Where the art of Jason Levesque is more computer-animated and illustrative, Erik Jones leans more towards a balance of futuristic realism and fine art. Most of his subjects are topless women, like “Doll,” pictured below.
“I like painting just the figure, not clothes,” said Jones. “When you add clothes it tends to tell a story and at this point in my career I just want to create something beautiful, as simple as that sounds. If my figures do have clothes it is very simple and typically just an ambiguous shape.
Erik Jones’ comic art is the exception. The front cover of Veer features a work originally created for the graphic comic book Hack/Slash. The idea behind this cover was structured chaos, putting a beautiful girl in a chaotic setting.
“It’s pretty much the essence of the book, this sexy bad ass girl killing killers,” Jones explained. “I also wanted to do something different, something you’re not use to seeing when you walk into a comic store. I wanted you to be able to take the final piece and hang it on the wall.”

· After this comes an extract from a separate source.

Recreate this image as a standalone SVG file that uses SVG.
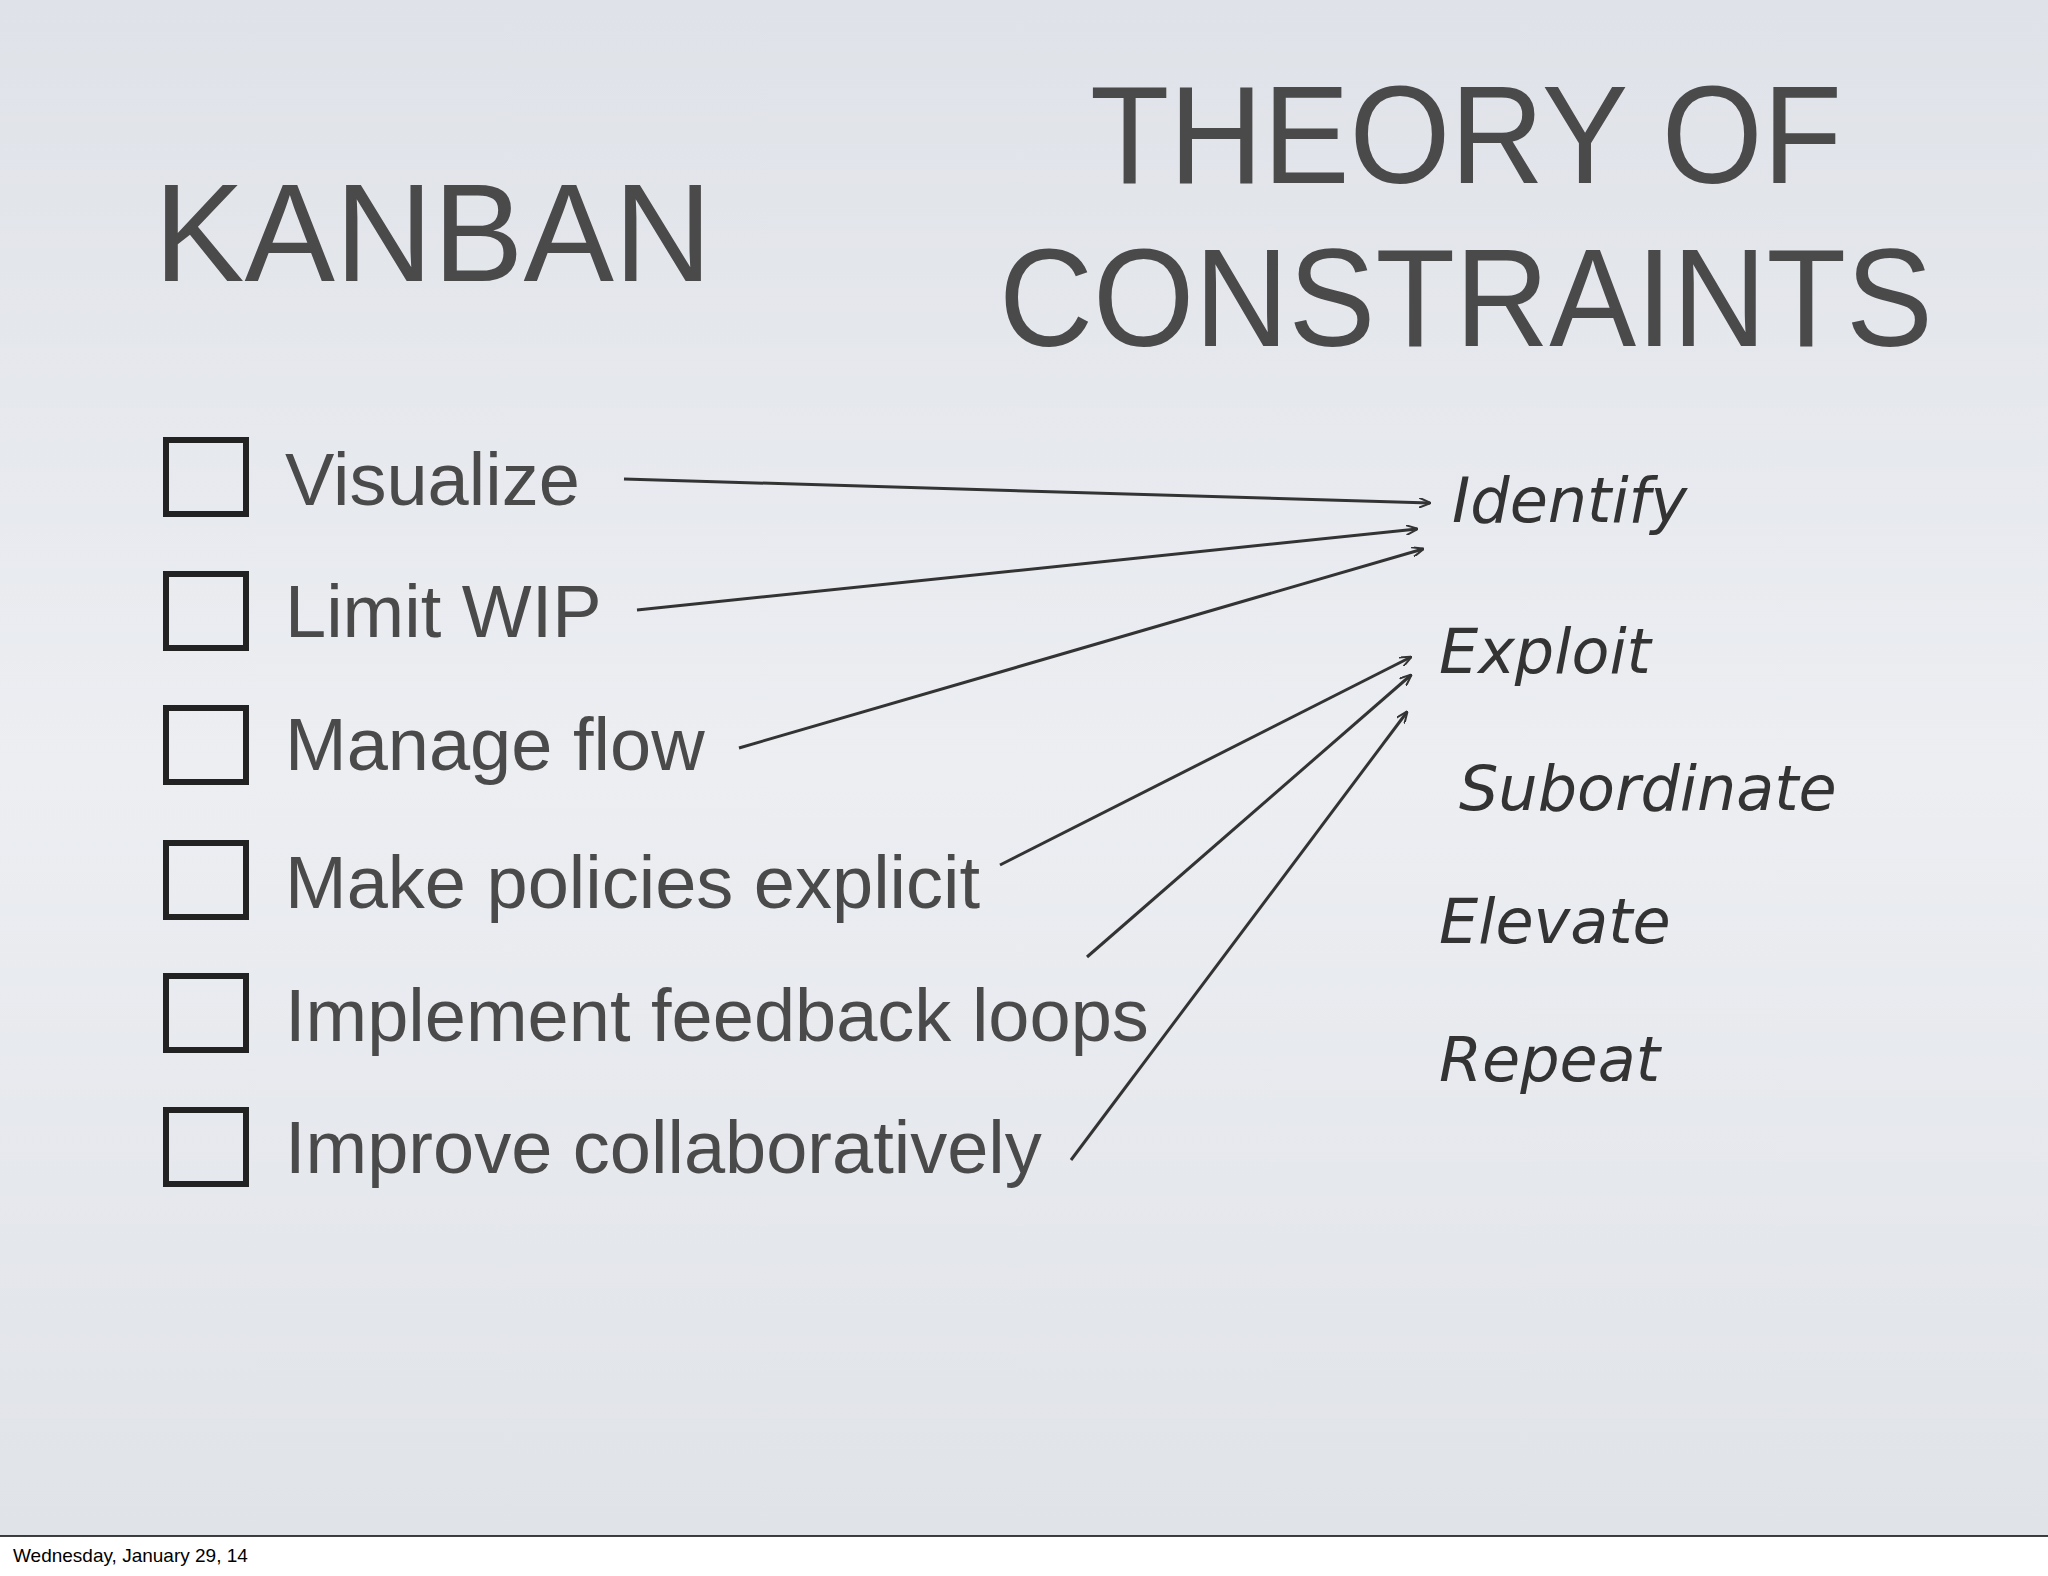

The original art is one of the highlights at Lorrie Saunders Art Gallery. As modern as it looks, Jones used traditional materials, including Rives BFK paper (18"x24"), watercolor, Prismacolor pencil, acrylic paint, artist tape and water-based oils.
He described the process this way on his blog: “After the watercolor base is dry, I lay white prismacolor pencil down to create a wax build up on the paper surface. This makes the pencils blend much better. As you go down you can see that I just keep developing the drawing, laying down color and blending it. I blend with paper towels and a blending stump.”
“I found a picture in a magazine I wanted to use that as a reference for the skin color. I liked the browns and greens in it. I use photography a lot for inspiration.
“Now I have the figure pretty much done, so I begin the background. I wanted this cover to look crazy chaotic, but still be very appealing and easy to look at (I've been in this ridiculous fine art mode recently).
The paint is acrylic Behr house paint. I used a medal thing to get all the straight lines and I painted artist tape to give it even more texture.
“The last process is smoothing out the skin with water based oils.”
All of Erik Jones’ artwork starts from taking a photograph. He then creates a drawing and then colors it either by traditional mediums such as color pencil, acrylics and inks, or digitally, and sometimes using a combination of both.
The “Pretty Girls” exhibition at Lorrie Saunders’ Art Gallery in Norfolk nicely pairs these two artists’ works. They are complimentary, yet distinctive in style, medium and size.
“I like the cleanness and preciseness of Jason’s digital prints, very slick and sophisticated graphics,” said Saunders. “And, of course, who couldn’t appreciate the twist of these picture perfect beauties often in peril with a lovely but dangerous natural world?
I like that Erik’s works are incredibly realistic and detailed, yet at the same time, somewhat impressionistic. He definitely takes from the old, adds something new and in the process creates something both familiar and current.”
The exhibit is true to Saunders’ vision of bringing a gallery experience commonly viewed in Los Angeles, Washington, DC or New York City to Hampton Roads.
“We are always looking for cutting-edge art,” said Saunders. “We are also about exposure – introducing people to types of art that they may not be familiar with or may not have had an opportunity to see firsthand. Believe it or not, the edgier the art the better the response from the viewers. There’s definitely a hunger in Hampton Roads for great contemporary art. We want to be a catalyst for a robust contemporary art scene in the larger community.”
Mission accomplished with “Pretty Girls.”